[BEGIN RECORDED DATA]

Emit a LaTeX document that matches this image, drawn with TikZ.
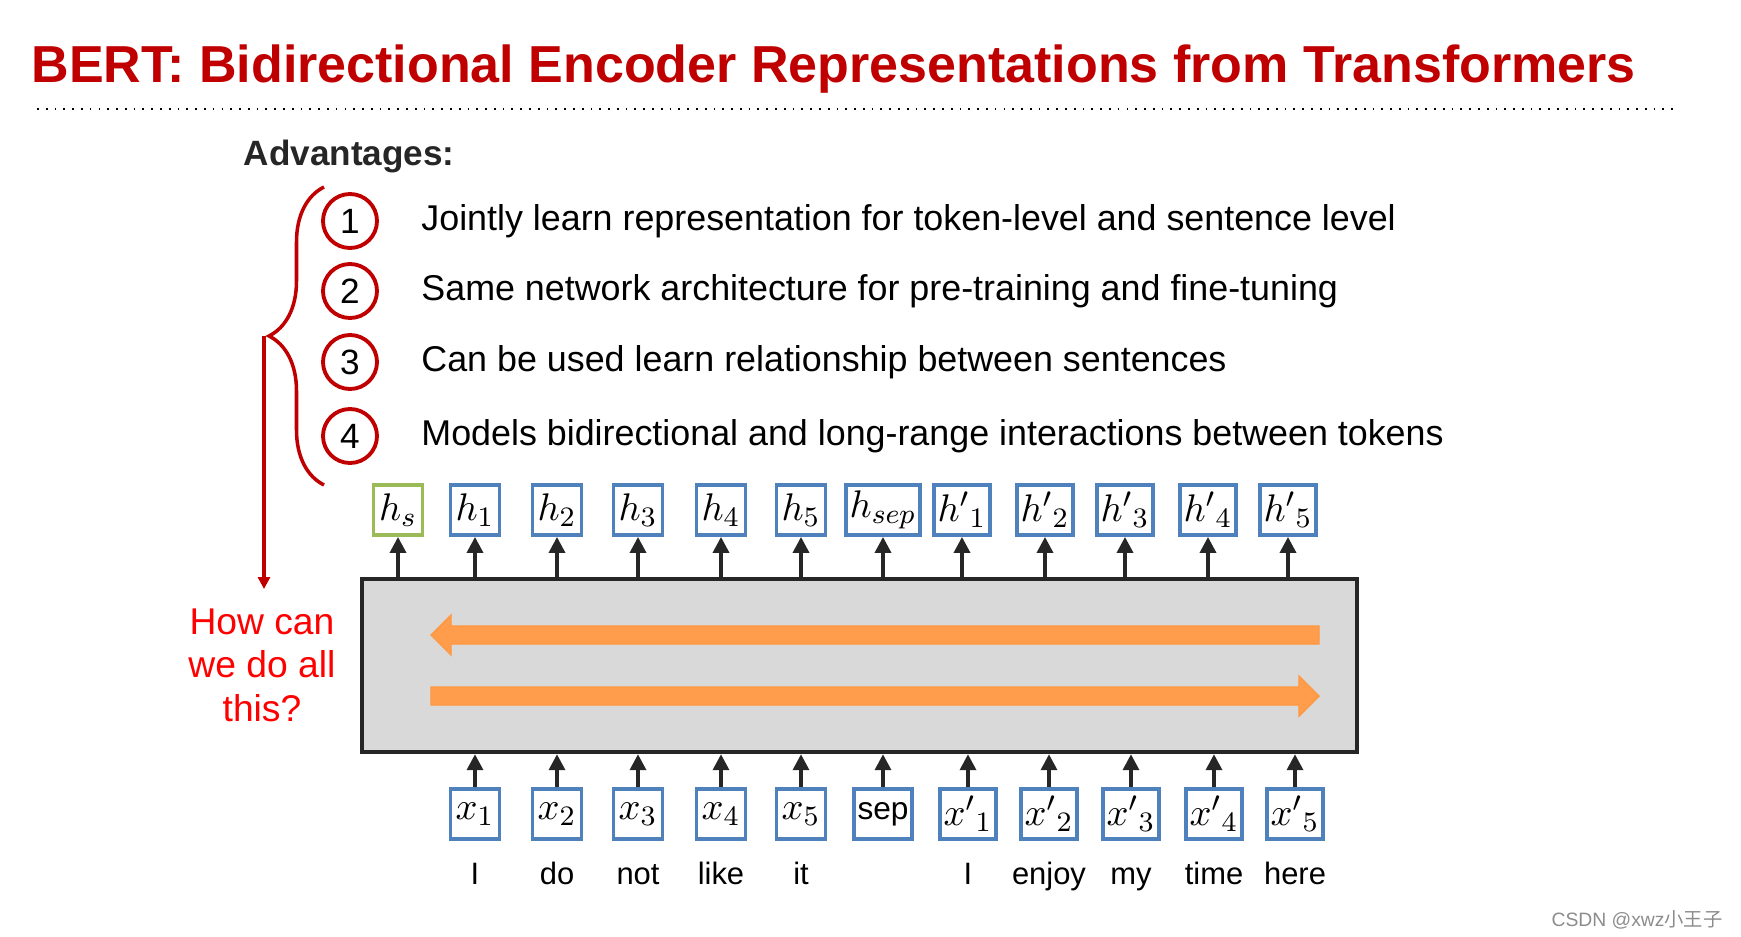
\documentclass[tikz,border=0pt]{standalone}
\usepackage{fontspec}
\setmainfont{Liberation Sans}
\newfontfamily\cjk{Noto Sans CJK SC}
\usetikzlibrary{arrows.meta,decorations.pathreplacing,shapes.arrows}
\definecolor{bertred}{HTML}{C00000}
\definecolor{askred}{HTML}{FF0000}
\definecolor{tokblue}{HTML}{4F81BD}
\definecolor{clsgreen}{HTML}{9BBB59}
\definecolor{flow}{HTML}{FF9D4D}
\tikzset{
  tok/.style={draw=tokblue,line width=1.1pt,fill=white,minimum width=4.9mm,minimum height=5mm,inner sep=1pt,font=\fontsize{11}{12}\selectfont},
  num/.style={circle,draw=bertred,line width=1.1pt,minimum size=5.4mm,inner sep=0pt,font=\fontsize{10}{12}\selectfont},
  item/.style={anchor=west,font=\fontsize{10.2}{12}\selectfont},
  up/.style={-{Triangle[length=1.6mm,width=1.6mm]},line width=1pt,draw=black!85},
  word/.style={font=\fontsize{8.8}{10}\selectfont,anchor=base}
}
\begin{document}
\begin{tikzpicture}[x=0.1mm,y=-0.1mm]
  \useasboundingbox (0,0) rectangle (1741,937);
  % title
  \node[anchor=base west,text=bertred,font=\fontsize{14.8}{18}\selectfont\bfseries,inner sep=0pt] (title) at (31,82) {BERT: Bidirectional Encoder Representations from Transformers};
  \draw[dotted,line width=0.5pt] (37,109) -- (1674,109);
  \node[anchor=base west,font=\fontsize{10}{12}\selectfont\bfseries,inner sep=0pt,text=black!85] (adv) at (243,165) {Advantages:};

  % advantages
  \foreach \i/\yy/\txt in {1/221/Jointly learn representation for token-level and sentence level,
                           2/291/Same network architecture for pre-training and fine-tuning,
                           3/362/Can be used learn relationship between sentences,
                           4/436/Models bidirectional and long-range interactions between tokens}{
    \node[num] (c\i) at (350,\yy) {\i};
    \node[item] (t\i) at (409,\yy) {\txt};
  }
  \draw[bertred,line width=1pt,decorate,decoration={brace,amplitude=5.5mm,aspect=0.5}] (324,485) -- (324,187);
  \coordinate (tip) at (264,336);
  \coordinate (ask) at (264,589);
  \draw[bertred,line width=1pt,-{Triangle[length=1.2mm,width=1.2mm]}] (tip) -- (ask);
  \node[text=askred,align=center,font=\fontsize{10.6}{12.4}\selectfont] (q) at (262,665) {How can\\we do all\\this?};

  % encoder
  \node[draw=black!85,line width=1.2pt,fill=black!15,minimum width=99.5mm,minimum height=17.3mm,anchor=north west] (enc) at (360,577) {};
  \draw[draw=flow!80!orange,fill=flow,line width=0.4pt] (431,635) -- ++(20,-20) -- ++(0,11) -- (1319,626) -- (1319,644) -- (451,644) -- ++(0,11) -- cycle;
  \draw[draw=flow!80!orange,fill=flow,line width=0.4pt] (1319,696) -- ++(-20,-20) -- ++(0,11) -- (431,687) -- (431,705) -- (1299,705) -- ++(0,11) -- cycle;

  % outputs
  \node[tok,draw=clsgreen] (h0) at (398,510) {$h_s$};
  \foreach \i/\xx/\lab in {1/475/h_1,2/557/h_2,3/638/h_3,4/721/h_4,5/801/h_5,6/883/h_{sep},
                           7/962/h'{}_1,8/1045/h'{}_2,9/1125/h'{}_3,10/1208/h'{}_4,11/1288/h'{}_5}{
    \node[tok] (h\i) at (\xx,510) {$\lab$};
  }
  \foreach \i in {0,...,11}{
    \draw[up] (h\i |- enc.north) -- (h\i.south);
  }

  % inputs
  \foreach \i/\xx/\lab/\w in {1/475/$x_1$/I,2/557/$x_2$/do,3/638/$x_3$/not,4/721/$x_4$/like,5/801/$x_5$/it,
                              6/883/{\fontsize{9}{10}\selectfont sep}/,7/968/$x'{}_1$/I,8/1049/$x'{}_2$/enjoy,
                              9/1131/$x'{}_3$/my,10/1214/$x'{}_4$/time,11/1295/$x'{}_5$/here}{
    \node[tok] (x\i) at (\xx,814) {\lab};
    \node[word] (w\i) at (\xx,884) {\w};
    \draw[up] (x\i.north) -- (x\i |- enc.south);
  }

  \node[anchor=base east,text=black!45,font=\fontsize{5.5}{6}\selectfont] (mark) at (1735,926) {CSDN @xwz{\cjk 小王子}};
\end{tikzpicture}
\end{document}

[END RECORDED DATA]

EXERCISE INSTRUCTIONS:
Set down the material above as is, without any pictures.

TASK ANSWER:
Emit a LaTeX document that matches this image, drawn with TikZ.
\documentclass[tikz,border=0pt]{standalone}
\usepackage{fontspec}
\setmainfont{Liberation Sans}
\newfontfamily\cjk{Noto Sans CJK SC}
\usetikzlibrary{arrows.meta,decorations.pathreplacing,shapes.arrows}
\definecolor{bertred}{HTML}{C00000}
\definecolor{askred}{HTML}{FF0000}
\definecolor{tokblue}{HTML}{4F81BD}
\definecolor{clsgreen}{HTML}{9BBB59}
\definecolor{flow}{HTML}{FF9D4D}
\tikzset{
  tok/.style={draw=tokblue,line width=1.1pt,fill=white,minimum width=4.9mm,minimum height=5mm,inner sep=1pt,font=\fontsize{11}{12}\selectfont},
  num/.style={circle,draw=bertred,line width=1.1pt,minimum size=5.4mm,inner sep=0pt,font=\fontsize{10}{12}\selectfont},
  item/.style={anchor=west,font=\fontsize{10.2}{12}\selectfont},
  up/.style={-{Triangle[length=1.6mm,width=1.6mm]},line width=1pt,draw=black!85},
  word/.style={font=\fontsize{8.8}{10}\selectfont,anchor=base}
}
\begin{document}
\begin{tikzpicture}[x=0.1mm,y=-0.1mm]
  \useasboundingbox (0,0) rectangle (1741,937);
  % title
  \node[anchor=base west,text=bertred,font=\fontsize{14.8}{18}\selectfont\bfseries,inner sep=0pt] (title) at (31,82) {BERT: Bidirectional Encoder Representations from Transformers};
  \draw[dotted,line width=0.5pt] (37,109) -- (1674,109);
  \node[anchor=base west,font=\fontsize{10}{12}\selectfont\bfseries,inner sep=0pt,text=black!85] (adv) at (243,165) {Advantages:};

  % advantages
  \foreach \i/\yy/\txt in {1/221/Jointly learn representation for token-level and sentence level,
                           2/291/Same network architecture for pre-training and fine-tuning,
                           3/362/Can be used learn relationship between sentences,
                           4/436/Models bidirectional and long-range interactions between tokens}{
    \node[num] (c\i) at (350,\yy) {\i};
    \node[item] (t\i) at (409,\yy) {\txt};
  }
  \draw[bertred,line width=1pt,decorate,decoration={brace,amplitude=5.5mm,aspect=0.5}] (324,485) -- (324,187);
  \coordinate (tip) at (264,336);
  \coordinate (ask) at (264,589);
  \draw[bertred,line width=1pt,-{Triangle[length=1.2mm,width=1.2mm]}] (tip) -- (ask);
  \node[text=askred,align=center,font=\fontsize{10.6}{12.4}\selectfont] (q) at (262,665) {How can\\we do all\\this?};

  % encoder
  \node[draw=black!85,line width=1.2pt,fill=black!15,minimum width=99.5mm,minimum height=17.3mm,anchor=north west] (enc) at (360,577) {};
  \draw[draw=flow!80!orange,fill=flow,line width=0.4pt] (431,635) -- ++(20,-20) -- ++(0,11) -- (1319,626) -- (1319,644) -- (451,644) -- ++(0,11) -- cycle;
  \draw[draw=flow!80!orange,fill=flow,line width=0.4pt] (1319,696) -- ++(-20,-20) -- ++(0,11) -- (431,687) -- (431,705) -- (1299,705) -- ++(0,11) -- cycle;

  % outputs
  \node[tok,draw=clsgreen] (h0) at (398,510) {$h_s$};
  \foreach \i/\xx/\lab in {1/475/h_1,2/557/h_2,3/638/h_3,4/721/h_4,5/801/h_5,6/883/h_{sep},
                           7/962/h'{}_1,8/1045/h'{}_2,9/1125/h'{}_3,10/1208/h'{}_4,11/1288/h'{}_5}{
    \node[tok] (h\i) at (\xx,510) {$\lab$};
  }
  \foreach \i in {0,...,11}{
    \draw[up] (h\i |- enc.north) -- (h\i.south);
  }

  % inputs
  \foreach \i/\xx/\lab/\w in {1/475/$x_1$/I,2/557/$x_2$/do,3/638/$x_3$/not,4/721/$x_4$/like,5/801/$x_5$/it,
                              6/883/{\fontsize{9}{10}\selectfont sep}/,7/968/$x'{}_1$/I,8/1049/$x'{}_2$/enjoy,
                              9/1131/$x'{}_3$/my,10/1214/$x'{}_4$/time,11/1295/$x'{}_5$/here}{
    \node[tok] (x\i) at (\xx,814) {\lab};
    \node[word] (w\i) at (\xx,884) {\w};
    \draw[up] (x\i.north) -- (x\i |- enc.south);
  }

  \node[anchor=base east,text=black!45,font=\fontsize{5.5}{6}\selectfont] (mark) at (1735,926) {CSDN @xwz{\cjk 小王子}};
\end{tikzpicture}
\end{document}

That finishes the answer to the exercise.